Incentive Stock Options (ISOs) are typically discussed through the lens of long-term tax optimization – exercise, hold, and capture favorable capital gains treatment. But there's another dimension worth understanding: timing can preserve flexibility if the stock declines after an exercise.
When you exercise ISOs, the spread between strike price and fair market value can create AMT income – even though you haven't sold. If you hold those shares through December 31, that AMT exposure becomes locked in, regardless of what happens to the stock price afterward.
Exercising early in the calendar year (like around now) leaves a different option available.

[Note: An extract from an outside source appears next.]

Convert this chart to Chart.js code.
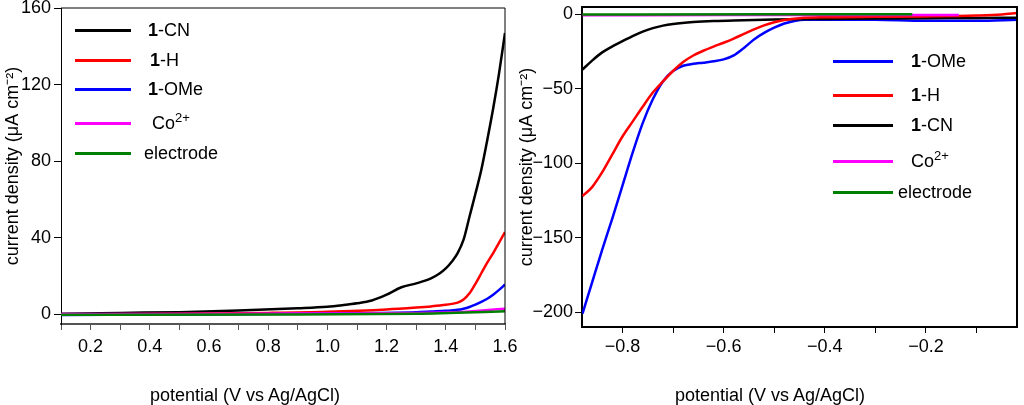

If the stock underperforms between exercise and year-end, you can elect to trigger a disqualifying disposition before December 31. This changes the tax treatment entirely:
🔹 The spread gets taxed as ordinary income rather than creating an AMT adjustment
🔹 You avoid paying AMT on phantom value that no longer exists
🔹 The disqualifying disposition effectively reverses the AMT exposure from the exercise
Same shares, same exercise – different tax outcome, purely because you preserved timing flexibility.
A few considerations:
🔹 This only works if you exercise early enough in the year to react before December 31
🔹 Exercise costs still apply at exercise, and possibly estimated tax payments thereafter
🔹 Early exercises of unvested shares require a timely 83(b) election
ISO planning isn't only about capturing upside. It's also about not being locked into a poor tax result should volatility materialize (e.g. 2022).
For educational purposes only. Not tax, legal, or investment advice.